The BOCES network was created in the 1940s as an educational service organization that could provide smaller, non-city school districts with academic offerings that rural and suburban school districts couldn't provide on their own. Decades later, BOCES still plays a vital role in expanding programs and restraining costs for districts throughout the region. Many BOCES services are eligible for partial state reimbursement.

The yearlong study makes several important suggestions that school districts should actively explore. The most promising among them is school district participation in a trust created by Erie 1 BOCES that moves all employees under a single health-care provider. Erie 1 BOCES moved all its 750 employees under a single provider back in 2003 and has since saved $1 million, said Superintendent Donald Ogilvie. Several school districts have already started looking into enrolling their administrators in the trust.
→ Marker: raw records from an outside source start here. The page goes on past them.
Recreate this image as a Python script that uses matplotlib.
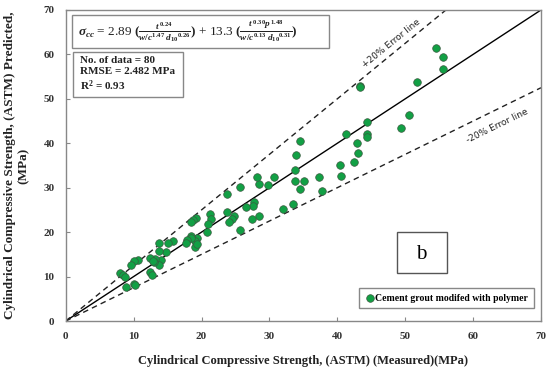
import matplotlib
matplotlib.use("Agg")
import matplotlib.pyplot as plt
from matplotlib.patches import Rectangle
import numpy as np

measured = [54.6, 55.5, 55.5, 51.7, 43.3, 43.4, 50.5, 49.4, 44.4, 41.3, 44.4, 44.4, 42.9, 43.0,
            42.5, 40.4, 40.6, 34.5, 33.9, 33.7, 33.8, 35.1, 34.5, 37.3, 37.7, 33.5, 32.0, 30.7,
            29.8, 28.4, 28.1, 25.6, 23.7, 23.7, 27.8, 27.6, 26.6, 28.4, 27.5, 24.8, 24.5, 24.1,
            25.6, 21.3, 21.4, 20.9, 20.8, 19.2, 18.8, 18.4, 19.4, 19.0, 18.5, 18.4, 17.8, 17.7,
            19.1, 15.8, 15.1, 13.7, 14.8, 13.8, 14.1, 13.8, 13.1, 13.0, 12.4, 12.4, 12.7, 10.7,
            10.1, 9.6, 8.0, 8.4, 8.7, 8.9, 10.0, 10.2, 19.3, 12.9]
predicted = [61.5, 59.5, 56.7, 53.9, 53.0, 52.6, 46.3, 43.4, 44.7, 42.1, 42.0, 41.5, 40.0, 37.9,
             35.8, 35.1, 32.7, 40.5, 37.3, 34.0, 31.6, 31.6, 29.8, 32.5, 29.3, 26.4, 25.3, 32.3,
             30.7, 30.8, 32.5, 30.2, 28.6, 24.6, 26.7, 25.8, 25.6, 23.7, 22.9, 23.6, 23.0, 22.3,
             20.5, 24.0, 23.0, 21.8, 20.1, 23.1, 22.7, 22.2, 18.6, 18.0, 19.1, 18.7, 18.3, 17.6,
             16.7, 18.0, 17.6, 17.6, 15.6, 15.8, 13.7, 12.5, 14.0, 13.3, 14.1, 11.0, 10.4, 13.8,
             13.5, 12.7, 10.8, 10.3, 9.8, 7.7, 8.3, 8.2, 17.3, 13.6]

axis_limits = [0, 70]
ticks = [0, 10, 20, 30, 40, 50, 60, 70]
upper_factor = 1.25
lower_factor = 0.75

serif = "Liberation Serif"
plt.rcParams['font.family'] = serif
plt.rcParams['mathtext.fontset'] = 'custom'
plt.rcParams['mathtext.rm'] = 'Liberation Serif:bold'
plt.rcParams['mathtext.it'] = 'Liberation Serif:italic:bold'
plt.rcParams['mathtext.bf'] = 'Liberation Serif:bold'

fig = plt.figure(figsize=(5.5, 3.74), dpi=100)
ax = fig.add_axes([0.1195, 0.1417, 0.8641, 0.8316])

line_x = np.array(axis_limits, dtype=float)
ax.plot(line_x, line_x, color='black', lw=1.0, zorder=2)
ax.plot(line_x, upper_factor * line_x, color='#222222', lw=1.0, ls=(0, (4, 3)), zorder=2)
ax.plot(line_x, lower_factor * line_x, color='#222222', lw=1.0, ls=(0, (4, 3)), zorder=2)

ax.scatter(measured, predicted, s=30, color='#12a045', edgecolor='#3a5a40', linewidth=0.5,
           zorder=3, label='Cement grout modifed with polymer')

ax.set_xlim(axis_limits)
ax.set_ylim(axis_limits)
ax.set_xticks(ticks)
ax.set_yticks(ticks)
ax.tick_params(direction='in', length=3, color='#888888', labelsize=8, labelcolor='#333333', pad=8)
for lab in ax.get_xticklabels() + ax.get_yticklabels():
    lab.set_fontweight('bold')
for sp in ax.spines.values():
    sp.set_color('#888888')
    sp.set_linewidth(1.0)

ax.set_xlabel('Cylindrical Compressive Strength, (ASTM) (Measured)(MPa)', fontsize=9,
              fontweight='bold', color='#222222', labelpad=10)
ax.set_ylabel('Cylindrical Compressive Strength, (ASTM) Predicted,\n(MPa)', fontsize=9.5,
              fontweight='bold', color='#222222', labelpad=10, linespacing=1.15)

# equation box
ax.add_patch(Rectangle((0.0126, 0.878), 0.541, 0.106, transform=ax.transAxes,
                       fc='white', ec='#888888', lw=1.0, zorder=4))
eq = (r'$\sigma_{cc}$ = 2.89 $(\frac{t^{\,0.24}}{w/c^{1.47}\ d_{10}{}^{0.26}})$ + 13.3 '
      r'$(\frac{t^{\,0.30}p^{\,1.48}}{w/c^{0.13}\ d_{10}{}^{0.31}})$')
ax.text(0.025, 0.931, eq, transform=ax.transAxes, fontsize=9.5, va='center', ha='left',
        color='#222222', zorder=5)

# statistics box
ax.add_patch(Rectangle((0.0147, 0.720), 0.233, 0.145, transform=ax.transAxes,
                       fc='white', ec='#888888', lw=1.0, zorder=4))
ax.text(0.029, 0.793, 'No. of data = 80\nRMSE = 2.482 MPa\nR$^2$ = 0.93', transform=ax.transAxes,
        fontsize=8, fontweight='bold', va='center', ha='left', linespacing=1.2,
        color='#222222', zorder=5)

# panel label box
ax.add_patch(Rectangle((0.697, 0.154), 0.105, 0.132, transform=ax.transAxes,
                       fc='white', ec='#555555', lw=1.0, zorder=4))
ax.text(0.749, 0.215, 'b', transform=ax.transAxes, fontsize=15, va='center', ha='center',
        zorder=5)

ax.text(48.0, 62.5, '+20% Error line', rotation=39, fontsize=6.5, family='DejaVu Sans',
        ha='center', va='center', color='#222222', rotation_mode='anchor')
ax.text(63.5, 43.8, '-20% Error line', rotation=26, fontsize=6.5, family='DejaVu Sans',
        ha='center', va='center', color='#222222', rotation_mode='anchor')

leg = ax.legend(loc='lower right', bbox_to_anchor=(0.995, 0.025), fontsize=7,
                prop={'family': serif, 'weight': 'bold', 'size': 7},
                handletextpad=0.05, handlelength=1.0, borderpad=0.6, fancybox=False,
                framealpha=1, edgecolor='#888888')
leg.get_frame().set_linewidth(1.0)

fig.savefig('out.png', dpi=100)
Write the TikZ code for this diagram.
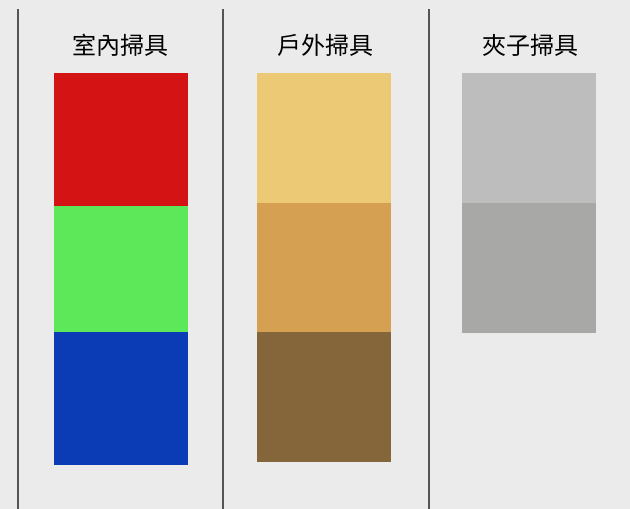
\documentclass[tikz,border=0pt]{standalone}
\usepackage{fontspec}
\newfontfamily\cjk{Noto Sans CJK TC}
\usetikzlibrary{positioning}
\definecolor{bg}{HTML}{EBEBEB}
\definecolor{sep}{HTML}{555555}
\definecolor{inA}{HTML}{D41414}
\definecolor{inB}{HTML}{5DE85A}
\definecolor{inC}{HTML}{0B3BB5}
\definecolor{outA}{HTML}{ECC975}
\definecolor{outB}{HTML}{D6A052}
\definecolor{outC}{HTML}{85663B}
\definecolor{clipA}{HTML}{BDBDBD}
\definecolor{clipB}{HTML}{A8A8A7}

\begin{document}
\begin{tikzpicture}[x=1pt,y=-1pt,
title/.style={font=\cjk\fontsize{24}{27}\selectfont,text=black,inner sep=0pt},
block/.style={draw=none,inner sep=0pt,outer sep=0pt,minimum width=134pt},
rule/.style={draw=sep,line width=2pt}]
\fill[bg] (0,0) rectangle (630,509);
\useasboundingbox (0,0) rectangle (630,509);
% separators
\draw[rule] (18,9)--(18,509);
\draw[rule] (222.5,9)--(222.5,509);
\draw[rule] (428.5,9)--(428.5,509);
% indoor
\node[title] (indoor) at (120,45) {室內掃具};
\node[block,fill=inA,minimum height=133pt,anchor=north] (inred) at (121,73) {};
\node[block,fill=inB,minimum height=126pt,below=0pt of inred] (ingreen) {};
\node[block,fill=inC,minimum height=133pt,below=0pt of ingreen] (inblue) {};
% outdoor
\node[title] (outdoor) at (325,45) {戶外掃具};
\node[block,fill=outA,minimum height=130pt,anchor=north] (outlight) at (324,73) {};
\node[block,fill=outB,minimum height=129pt,below=0pt of outlight] (outmid) {};
\node[block,fill=outC,minimum height=130pt,below=0pt of outmid] (outdark) {};
% clips
\node[title] (clips) at (530,45) {夾子掃具};
\node[block,fill=clipA,minimum height=130pt,anchor=north] (cliplight) at (529,73) {};
\node[block,fill=clipB,minimum height=130pt,below=0pt of cliplight] (clipdark) {};
\end{tikzpicture}
\end{document}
Another recommendation that targets the Buffalo Public School District involves a bill to allow the city school system to buy an additional $2 million in annual services through BOCES. Programs purchased through BOCES can be reimbursed by the state up to 80 percent. Currently, the city school system is limited by law to utilizing only a few of the services BOCES provides. This restriction is a relic of the 1940s and '50s when city school districts were rich and rural/suburban school districts were poor. The opposite is true now. Buffalo schools deserve to have every opportunity to collaborate with other school districts through BOCES and save money while expanding students' educational choices.
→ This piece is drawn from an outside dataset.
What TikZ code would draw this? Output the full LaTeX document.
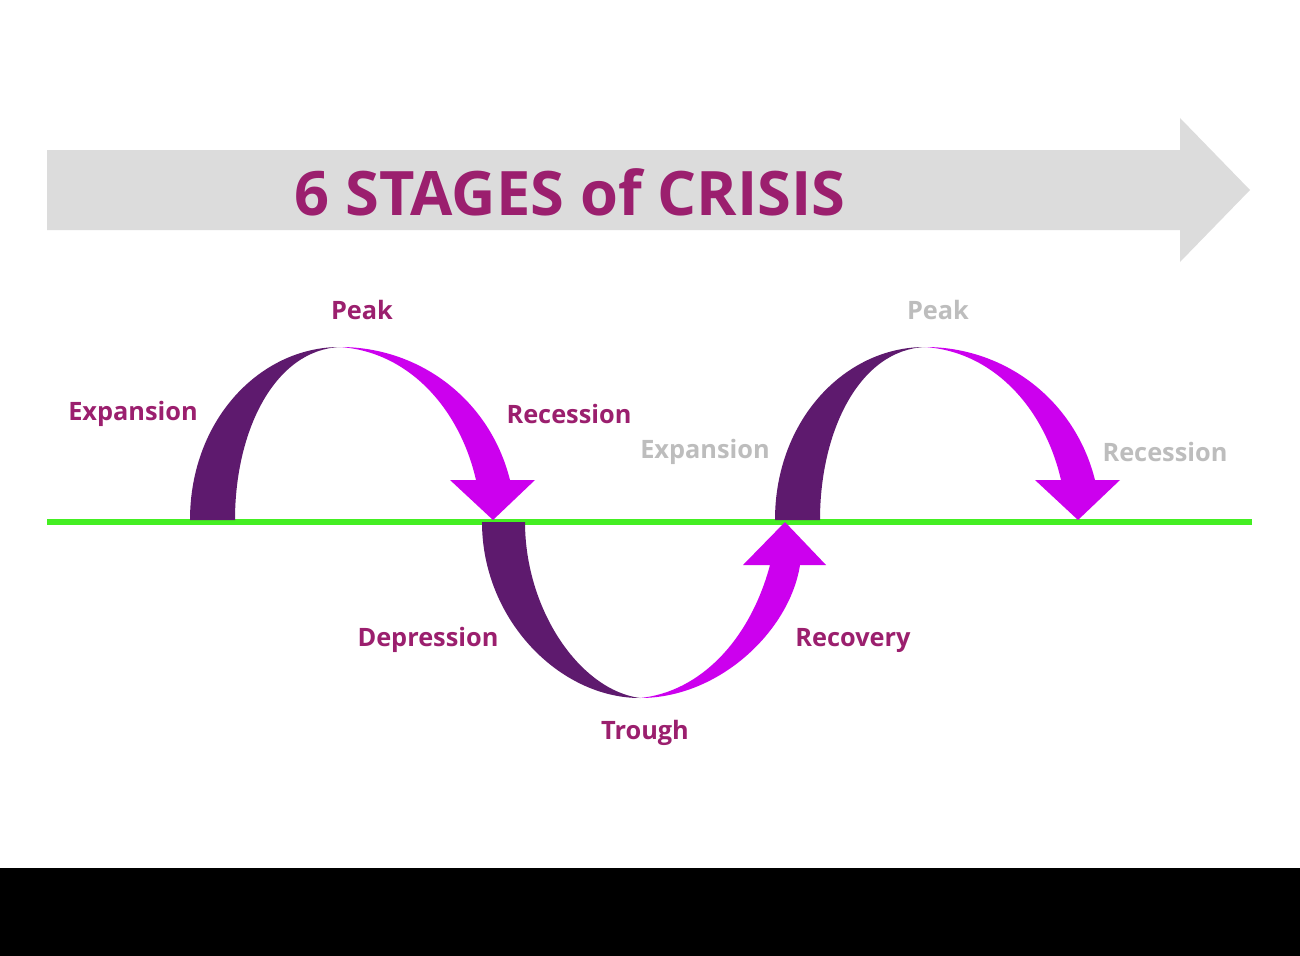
\documentclass[tikz,border=0pt]{standalone}
\usepackage{fontspec}
\setmainfont{Open Sans}
\usetikzlibrary{positioning}
\definecolor{Plum1}{HTML}{9B1F6E}
\definecolor{Plum2}{HTML}{5E1A6E}
\definecolor{Violet1}{HTML}{CC00EE}
\definecolor{Band1}{HTML}{DCDCDC}
\definecolor{Grey1}{HTML}{BDBDBD}
\definecolor{Line1}{HTML}{44EE22}
\begin{document}
\begin{tikzpicture}[x=0.75pt, y=-0.75pt,
  stage/.style={font=\bfseries\fontsize{19}{22}\selectfont, text=Plum1},
  ghost/.style={stage, text=Grey1}
  ]
\useasboundingbox (0,0) rectangle (1300,956);
\fill [white] (0,0) rectangle (1300,956);
\fill [black] (0,868) rectangle (1300,956);

% big arrow and title
\fill [Band1] (47,150) -- (1180,150) -- (1180,118) -- (1250,190) -- (1180,262) -- (1180,230) -- (47,230) -- cycle;
\node [font=\bfseries\fontsize{46}{52}\selectfont, text=Plum1] (title) at (570,192) {6 STAGES of CRISIS};

% base line
\draw [Line1, line width=4pt] (47,522) -- (1252,522);

% upper waves
\foreach \dx in {0,585} {
  \begin{scope}[xshift=\dx*0.75pt]
  \fill [Plum2] (190,520) .. controls (190,420) and (260,347) .. (340,347)
    .. controls (275,350) and (235,430) .. (235,520) -- cycle;
  \fill [Violet1] (340,347) .. controls (420,347) and (490,400) .. (510,480)
    -- (535,480) -- (493,520) -- (450,480) -- (476,480)
    .. controls (460,410) and (410,352) .. (340,347) -- cycle;
  \end{scope}
}
% trough
\fill [Plum2] (482,522) .. controls (482,620) and (560,698) .. (640,698)
  .. controls (580,690) and (525,610) .. (525,522) -- cycle;
\fill [Violet1] (640,698) .. controls (720,698) and (790,630) .. (800,565)
  -- (826,565) -- (785,522) -- (743,565) -- (770,565)
  .. controls (750,640) and (700,692) .. (640,698) -- cycle;

% labels
\node [stage] (peak1) at (362,310) {Peak};
\node [stage] (exp1) at (133,414) {Expansion};
\node [stage] (rec1) at (569,414) {Recession};
\node [stage] (dep) at (428,640) {Depression};
\node [stage] (trough) at (645,733) {Trough};
\node [stage] (recov) at (853,640) {Recovery};
\node [ghost] (exp2) at (705,452) {Expansion};
\node [ghost] (peak2) at (938,310) {Peak};
\node [ghost] (rec2) at (1165,452) {Recession};
\end{tikzpicture}
\end{document}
Finally, we encourage all public and private schools to pursue the study's recommendation of adopting a common academic calendar that would give students and employees the same holidays and break periods. Ogilvie said the primary reason for this change is to more evenly space breaks in a way that makes the most academic sense.

But the report also states that with some regulatory adjustments, school districts could save on transportation costs. It points out that school districts pay out $9,000 every day the public schools are closed but private schools are open.

Erie County's schools and taxpayers have been squeezed to the limit. Area school board members, who claim they care about taxpayers, should embrace these creative ideas that cut costs without harming academic integrity.